George Clooney's considerable charisma and talent prevent his new comedy, Leatherheads, from being an unequivocal waste of time, but not by much.

The year is 1925 — you can tell by the film's phony old-timey photo montages. Clooney plays Jimmy "Dodge" Connolly, aging captain of the struggling Duluth Bulldogs pro football team. In a desperate bid to keep his team (and the pro sport) alive, he lures football superstar Carter Rutherford (John Krasinski) from the college ranks into the pros with promises of financial glory.

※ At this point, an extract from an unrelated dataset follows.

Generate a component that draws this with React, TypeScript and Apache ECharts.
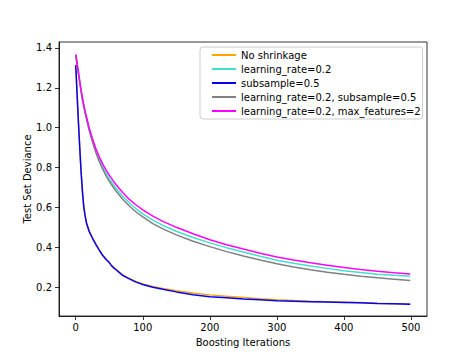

Meanwhile, suspicious Chicago reporter Lexie Littleton (Renée Zellweger) starts trailing the Bulldogs to uncover the scandalous truth about Rutherford's alleged World War I heroism.

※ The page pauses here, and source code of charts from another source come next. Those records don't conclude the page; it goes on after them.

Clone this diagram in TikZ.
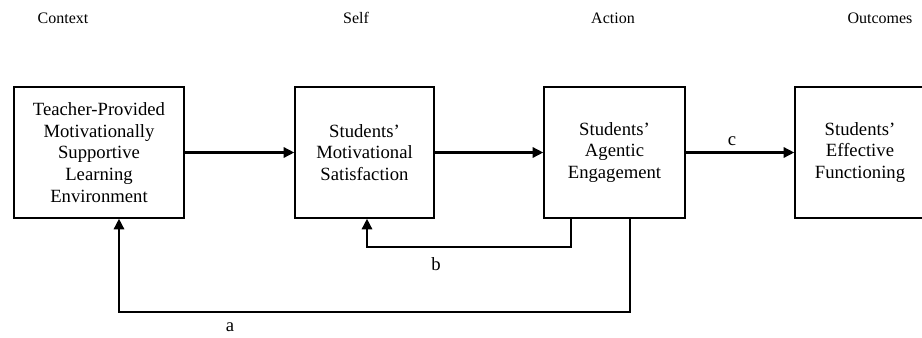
\documentclass[tikz,border=0pt]{standalone}
\usepackage{fontspec}
\setmainfont{Liberation Serif}
\usetikzlibrary{arrows.meta}
\begin{document}
\begin{tikzpicture}[x=0.75pt,y=-0.75pt,
  box/.style={draw, line width=0.9pt, align=center, inner sep=0pt,
    font=\fontsize{14}{16.3}\selectfont, minimum height=98.25pt},
  arr/.style={line width=2.2pt, -{Triangle[length=8pt,width=7.5pt]}},
  hdr/.style={font=\fontsize{12}{14}\selectfont},
  lbl/.style={font=\fontsize{14}{16}\selectfont}]
\useasboundingbox (0,0) rectangle (922,337);
% headers
\node[hdr] (h1) at (63,18) {Context};
\node[hdr] (h2) at (356,18) {Self};
\node[hdr] (h3) at (613,18) {Action};
\node[hdr] (h4) at (880,18) {Outcomes};
% boxes
\node[box, minimum width=127.5pt] (b1) at (99,152.5)
  {Teacher-Provided\\Motivationally\\Supportive\\Learning\\Environment};
\node[box, minimum width=104.25pt] (b2) at (364.5,152.5)
  {Students'\\Motivational\\Satisfaction};
\node[box, minimum width=105.75pt] (b3) at (614.5,152.5)
  {Students'\\Agentic\\Engagement};
\node[box, minimum width=97.5pt] (b4) at (860,152.5)
  {Students'\\Effective\\Functioning};
% forward arrows
\draw[arr] (b1.east) -- (b2.west);
\draw[arr] (b2.east) -- (b3.west);
\draw[arr] (b3.east) -- (b4.west);
\node[lbl] (lc) at (732,141) {c};
% feedback b
\coordinate (br) at (571,247);
\coordinate (bl) at (367,247);
\draw[arr] (b3.south -| br) -- (br) -- (bl) -- (b2.south -| bl);
\node[lbl] (lb) at (436,264) {b};
% feedback a
\coordinate (ar) at (630,312);
\coordinate (al) at (119,312);
\draw[arr] (b3.south -| ar) -- (ar) -- (al) -- (b1.south -| al);
\node[lbl] (la) at (230,327) {a};
\end{tikzpicture}
\end{document}
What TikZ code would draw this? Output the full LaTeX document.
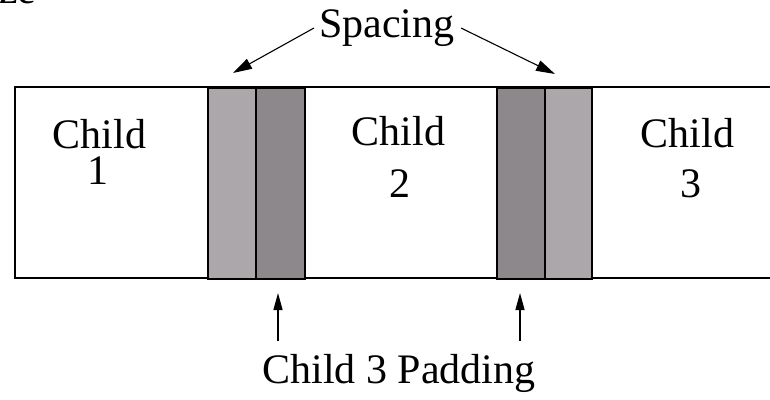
\documentclass[tikz,border=0pt]{standalone}
\usepackage{fontspec}
\setmainfont{Liberation Serif}
\usetikzlibrary{arrows.meta}
\definecolor{lightpad}{RGB}{172,167,170}
\definecolor{darkpad}{RGB}{141,136,139}
\begin{document}
\begin{tikzpicture}[x=1pt,y=-1pt,
  lbl/.style={font=\fontsize{42}{50}\selectfont, inner sep=0pt, anchor=base},
  padbox/.style={draw=black, line width=2pt, minimum width=#1, inner sep=0pt, minimum height=191pt, anchor=north west},
  bigarrow/.style={line width=1.1pt, -{Triangle[length=19pt,width=11pt]}},
  smallarrow/.style={line width=1.4pt, -{Triangle[length=17pt,width=9pt]}}
]
\useasboundingbox (0,0) rectangle (770,399);
% outer container
\draw[line width=2pt] (800,87) -- (15,87) -- (15,278) -- (800,278);
% padding / spacing boxes
\node[padbox=48pt, fill=lightpad] (l1) at (207,87) {};
\node[padbox=49pt, fill=darkpad] (d1) at (255,87) {};
\node[padbox=48pt, fill=darkpad] (d2) at (496,87) {};
\node[padbox=47pt, fill=lightpad] (l2) at (544,87) {};
% child labels
\node[lbl] (c1) at (99.5,148) {Child};
\node[lbl] (c1n) at (98,184) {1};
\node[lbl] (c2) at (398.5,145) {Child};
\node[lbl] (c2n) at (400,197) {2};
\node[lbl] (c3) at (687.5,147) {Child};
\node[lbl] (c3n) at (691,197) {3};
% cropped text at top-left
\node[lbl, anchor=base west] (ze) at (-1,3) {ze};
% Spacing label and arrows
\node[lbl] (sp) at (387,37) {Spacing};
\coordinate (spl) at (314,28);
\coordinate (spr) at (461,28);
\coordinate (tl) at (233,73);
\coordinate (tr) at (555,74);
\draw[bigarrow] (spl) -- (tl);
\draw[bigarrow] (spr) -- (tr);
% Padding label and arrows
\node[lbl] (pad) at (399,383) {Child 3 Padding};
\coordinate (pa1) at (278,341);
\coordinate (pb1) at (278,293);
\coordinate (pa2) at (520,341);
\coordinate (pb2) at (520,293);
\draw[smallarrow] (pa1) -- (pb1);
\draw[smallarrow] (pa2) -- (pb2);
\end{tikzpicture}
\end{document}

Leatherheads is a loose, inoffensive film plagued by its own insignificance. The view of early football is glossed over; nobody emerges from these helmetless, padless scrums with anything worse than a hangnail. There's supposed to be some tension about the imposition of new rules for the sport, but the contests themselves don't matter; the film's final Big Game sequence is almost heroically inconsequential.

Rutherford's questionable back-story, when it is finally revealed, is supposed to undermine his clean-cut, All-American character, but his comeuppance hardly registers. Krasinski hardly registers either. With his aw-shucks platitudes and bright, dopey eyes, Rutherford looks and acts like a bigger moron than any of the ogres, oafs, coal miners, and misfits he calls his teammates.

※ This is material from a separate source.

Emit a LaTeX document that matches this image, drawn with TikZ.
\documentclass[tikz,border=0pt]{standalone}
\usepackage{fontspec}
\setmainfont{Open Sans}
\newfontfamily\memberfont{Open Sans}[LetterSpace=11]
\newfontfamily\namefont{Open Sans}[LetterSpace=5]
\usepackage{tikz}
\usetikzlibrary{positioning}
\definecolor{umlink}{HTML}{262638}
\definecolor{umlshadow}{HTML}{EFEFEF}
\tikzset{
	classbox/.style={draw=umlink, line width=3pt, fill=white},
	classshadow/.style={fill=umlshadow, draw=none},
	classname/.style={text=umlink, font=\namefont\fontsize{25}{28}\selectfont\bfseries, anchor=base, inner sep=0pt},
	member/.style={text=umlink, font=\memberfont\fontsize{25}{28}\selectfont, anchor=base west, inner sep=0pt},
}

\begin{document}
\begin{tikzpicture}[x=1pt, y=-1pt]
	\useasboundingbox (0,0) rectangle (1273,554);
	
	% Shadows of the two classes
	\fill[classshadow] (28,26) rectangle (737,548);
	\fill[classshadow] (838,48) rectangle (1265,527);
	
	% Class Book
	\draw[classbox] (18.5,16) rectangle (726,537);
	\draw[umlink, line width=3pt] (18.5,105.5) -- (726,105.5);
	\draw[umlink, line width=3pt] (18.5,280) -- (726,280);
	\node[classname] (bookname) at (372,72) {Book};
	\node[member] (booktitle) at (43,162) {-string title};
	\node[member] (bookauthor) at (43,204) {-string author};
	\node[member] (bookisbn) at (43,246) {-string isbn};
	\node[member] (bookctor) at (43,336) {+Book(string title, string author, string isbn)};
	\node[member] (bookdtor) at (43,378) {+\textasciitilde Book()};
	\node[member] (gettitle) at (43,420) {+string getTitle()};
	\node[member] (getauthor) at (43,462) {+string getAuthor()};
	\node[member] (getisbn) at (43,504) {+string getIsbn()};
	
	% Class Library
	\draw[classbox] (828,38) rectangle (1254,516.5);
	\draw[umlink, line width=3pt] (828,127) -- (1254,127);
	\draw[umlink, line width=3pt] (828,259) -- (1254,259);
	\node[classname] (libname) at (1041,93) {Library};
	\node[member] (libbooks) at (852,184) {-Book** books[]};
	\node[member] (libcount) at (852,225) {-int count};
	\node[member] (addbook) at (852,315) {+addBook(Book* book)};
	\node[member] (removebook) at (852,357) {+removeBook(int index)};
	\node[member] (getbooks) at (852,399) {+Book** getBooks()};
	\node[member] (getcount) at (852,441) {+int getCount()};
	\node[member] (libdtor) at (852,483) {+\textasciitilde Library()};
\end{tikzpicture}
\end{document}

He's no match for Zellweger's snappy reporter. And that's fine; you're rooting for Clooney the huckster to get her anyway. The most effective scene in Leatherheads is Lexie's initial hotel-lobby encounter with Dodge. Dressed in a long red dress that makes her look like a skinny, pouty fire hydrant, Zellweger sasses and spars with him in an escalating series of tawdry one-liners. The actors' delight in this silly, smart flirting is palpable; the pair blow such hot air into these dusty old jokes that it almost seems like they'd never been heard before.

A grab bag of ideas from several Hollywood eras, Leatherheads is set in the '20s, puffed up with gags and scenarios from '30s and '40s, but hazy and relaxed like an '80s or '90s Robert Altman ensemble piece. Visually, the film seems inspired by the apolitical, know-nothing historicism found in lesser Coen Brothers efforts like The Hudsucker Proxy and O Brother, Where Art Thou?. But Clooney the director doesn't share the Coen-brand smugness toward characters. With a pair of intriguing period pieces under his belt, though, he may eclipse them someday, because even when he's working with sub-par actors and stale material, he's a much more unselfish team player.